The European institutions should take a clear stand against such misleading, pernicious conspiracy theories. This Arab continuity is increasingly threatening to reverse the hopeful Arab Spring into less pleasant political seasons: autumn and winter, at the expense of the future prospects of, in this case, Egyptian society in its entirety. It is not without reason, therefore, that, in the first paragraph of the joint resolution, the European Parliament reassures the Egyptian people of its support for respect for basic rights.

I would like to add another point to this. This week, I have repeatedly sought contact with and received responses from Cairo and outside Cairo, especially amongst the Christian minority in Egypt. That is not the only minority that is greatly concerned about political developments – the Baha’i community, for example, is, too. What exactly is the Muslim Brotherhood going to do? How much tolerance is there still?
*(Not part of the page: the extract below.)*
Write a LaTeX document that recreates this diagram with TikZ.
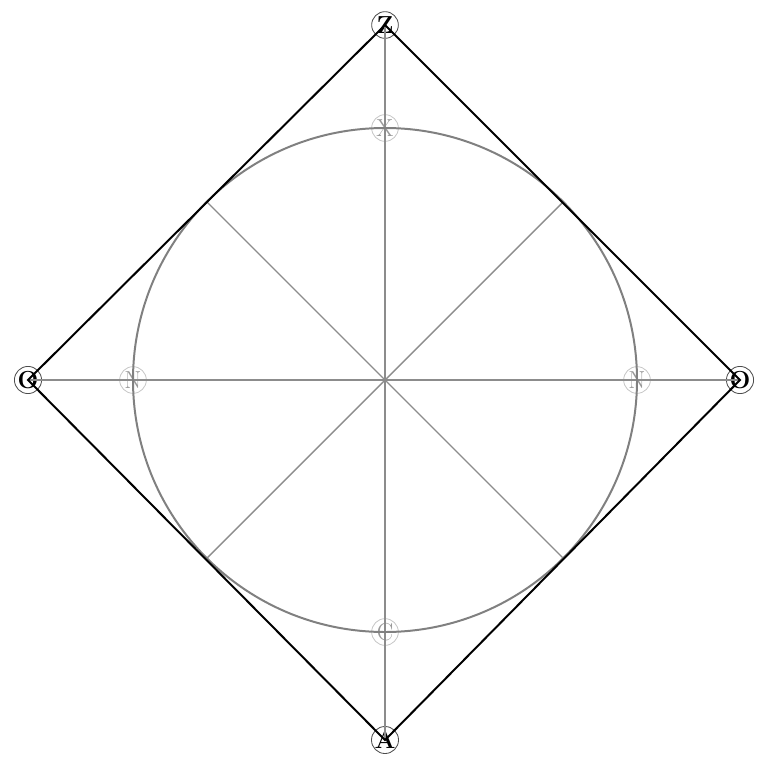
\documentclass[tikz,border=0pt]{standalone}
\usepackage{fontspec}
\setmainfont{Latin Modern Roman}
\begin{document}
\begin{tikzpicture}[x=0.03cm,y=-0.03cm,
  lbl/.style={circle,draw=black!70,line width=0.7pt,minimum size=0.8cm,inner sep=0pt,font=\fontsize{21}{21}\selectfont\bfseries},
  glbl/.style={lbl,draw=black!22,text=black!40,font=\fontsize{21}{21}\selectfont},
  guide/.style={draw=black!45,line width=1.2pt},
  edge/.style={draw=black,line width=1.7pt},
  ring/.style={draw=black!50,line width=1.7pt}]
\useasboundingbox (0,0) rectangle (768,765);
\coordinate (M) at (385,380);
\node[lbl] (Z) at (385,25) {Z};
\node[lbl] (A) at (385,740) {A};
\node[lbl] (OL) at (28,380) {O};
\node[lbl] (OR) at (740,380) {O};
\node[glbl] (X) at (385,128) {X};
\node[glbl] (NL) at (133,380) {N};
\node[glbl] (NR) at (637,380) {N};
\node[glbl] (C) at (385,632) {C};
\coordinate (D1) at (207,202);
\coordinate (D2) at (563,202);
\coordinate (D3) at (207,558);
\coordinate (D4) at (563,558);
\draw[guide] (Z.center) -- (A.center);
\draw[guide] (OL.center) -- (OR.center);
\draw[guide] (D1) -- (D4);
\draw[guide] (D2) -- (D3);
\draw[ring] (M) circle[radius=252];
\draw[edge] (Z.center) -- (OR.center) -- (A.center) -- (OL.center) -- cycle;
\end{tikzpicture}
\end{document}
If there can be tolerance within the church community, that would be a start, but what about in society as a whole? If we look at what is currently happening under the smoke of Alexandria, namely, that the entire Christian community in a village has had to flee that village because of a show trial, once again involving a man’s word against a woman’s, then I can very much imagine their fear. I hope that the European institutions, the Council, the Commission and the European Parliament, will respect and defend the fundamental rights of all Egyptians, including those of the Christian minority, in particular.